1. Web Application Decisions
1.1 Rendering Strategy
- CSR (Client-Side Rendering): Good for dashboards, internal tools. SEO is poor.
- SSR (Server-Side Rendering): Essential for dynamic content needing SEO (e.g., news feed). Higher server load.
- SSG (Static Site Generation): Best for blogs, docs. Fastest performance.
- ISR (Incremental Static Regeneration): Best of both worlds for content that changes occasionally.
1.2 State Management
- Local State (useState): Simple UI interactions.
- Server State (React Query/SWR): Caching API responses. The standard for modern apps.
- Global State (Zustand/Redux): Complex client-side logic (e.g., audio player, canvas editor). Avoid if possible.
2. Backend & API Decisions
2.1 Language Choice
- Python (FastAPI/Flask): The default for AI. Great ecosystem (PyTorch, LangChain). Slower execution than Go/Rust.
- Node.js/TypeScript: Great for I/O heavy apps, real-time chat. Shares types with frontend.
- Go: High performance microservices. Less AI library support.
2.2 Communication Protocol
- REST: Standard, easy to cache, universally supported.
- GraphQL: Flexible data fetching, prevents over-fetching. Complexity overhead.
- gRPC: High performance internal microservices communication. Harder to debug.
- WebSockets: Essential for real-time AI streaming and chat.
3. Database Decisions
3.1 Primary Database
- PostgreSQL: The default choice. Relational, robust, supports vector search (pgvector).
- MongoDB: Flexible schema for unstructured data. Good for rapid prototyping.
3.2 Vector Database
- pgvector (Postgres): Good enough for 90% of use cases. Simplifies stack.
- Pinecone/Weaviate: Managed, specialized for scale (100M+ vectors).
- Chroma/LanceDB: Good for local/embedded use cases.
4. ML & LLM Decisions
4.1 Model Hosting
- SaaS APIs (OpenAI/Anthropic): Fastest time to market. Best performance. High cost at scale. Privacy concerns.
- Open Source (Llama 3/Mistral):
- Self-hosted (vLLM/TGI): Full control, privacy. High ops burden (GPU management).
- Managed OSS (Together/Anyscale): Good balance of cost and performance.
4.2 RAG Strategy
- Naive RAG: Retrieve top-k chunks. Simple, fast.
- Hybrid Search: Keyword + Vector. Better for specific terms.
- Agentic RAG: Agent decides when/what to search.
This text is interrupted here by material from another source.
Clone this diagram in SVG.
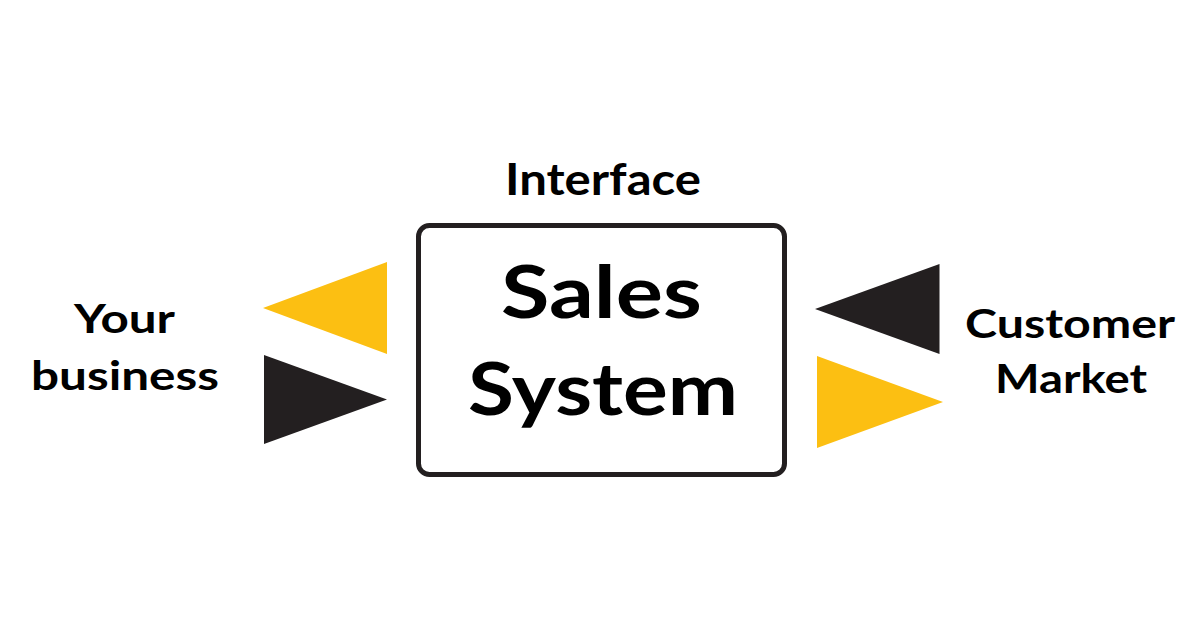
<svg xmlns="http://www.w3.org/2000/svg" width="1200" height="630" viewBox="0 0 1200 630">
<style>
.t{font-family:Lato,"Liberation Sans",sans-serif;font-weight:700;fill:#000;text-anchor:middle}
.y{fill:#FCBF12}
.k{fill:#231F20}
</style>
<rect width="1200" height="630" fill="#fff"/>
<g id="connectors">
<polygon class="y" points="263,308 387,262 387,354"/>
<polygon class="k" points="264,355 387,399.5 264,444"/>
<polygon class="k" points="815,309 939.5,264 939.5,354"/>
<polygon class="y" points="817,356 943,402 817,448"/>
</g>
<g id="interface-label"><text class="t" x="603" y="195" font-size="44" textLength="196" lengthAdjust="spacingAndGlyphs">Interface</text></g>
<g id="sales-system">
<rect x="418.5" y="225.5" width="366" height="249" rx="11" fill="#fff" stroke="#231F20" stroke-width="5"/>
<text class="t" x="601.5" y="318" font-size="72" textLength="201" lengthAdjust="spacingAndGlyphs">Sales</text>
<text class="t" x="603" y="415" font-size="72" textLength="270" lengthAdjust="spacingAndGlyphs">System</text>
</g>
<g id="your-business">
<text class="t" x="124.5" y="333" font-size="40" textLength="101" lengthAdjust="spacingAndGlyphs">Your</text>
<text class="t" x="125" y="390" font-size="40" textLength="188" lengthAdjust="spacingAndGlyphs">business</text>
</g>
<g id="customer-market">
<text class="t" x="1070" y="338" font-size="40" textLength="210" lengthAdjust="spacingAndGlyphs">Customer</text>
<text class="t" x="1071" y="393" font-size="40" textLength="152" lengthAdjust="spacingAndGlyphs">Market</text>
</g>
</svg>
Slower, higher quality.
- Graph RAG: Knowledge graph for reasoning. Complex to build.
5. Agent Decisions
5.1 Architecture
- Single Agent: Simple tool use. Good for linear tasks.
- Multi-Agent (Orchestrator): Router agent delegates to specialists. Better for complex workflows.
- Hierarchical: Manager -> Worker structure.
5.2 Memory
- Short-term (Context Window): Immediate conversation. Limited by context size/cost.
- Long-term (Vector DB): Semantic search over past conversations.
- Structured (SQL): Storing user facts/preferences explicitly.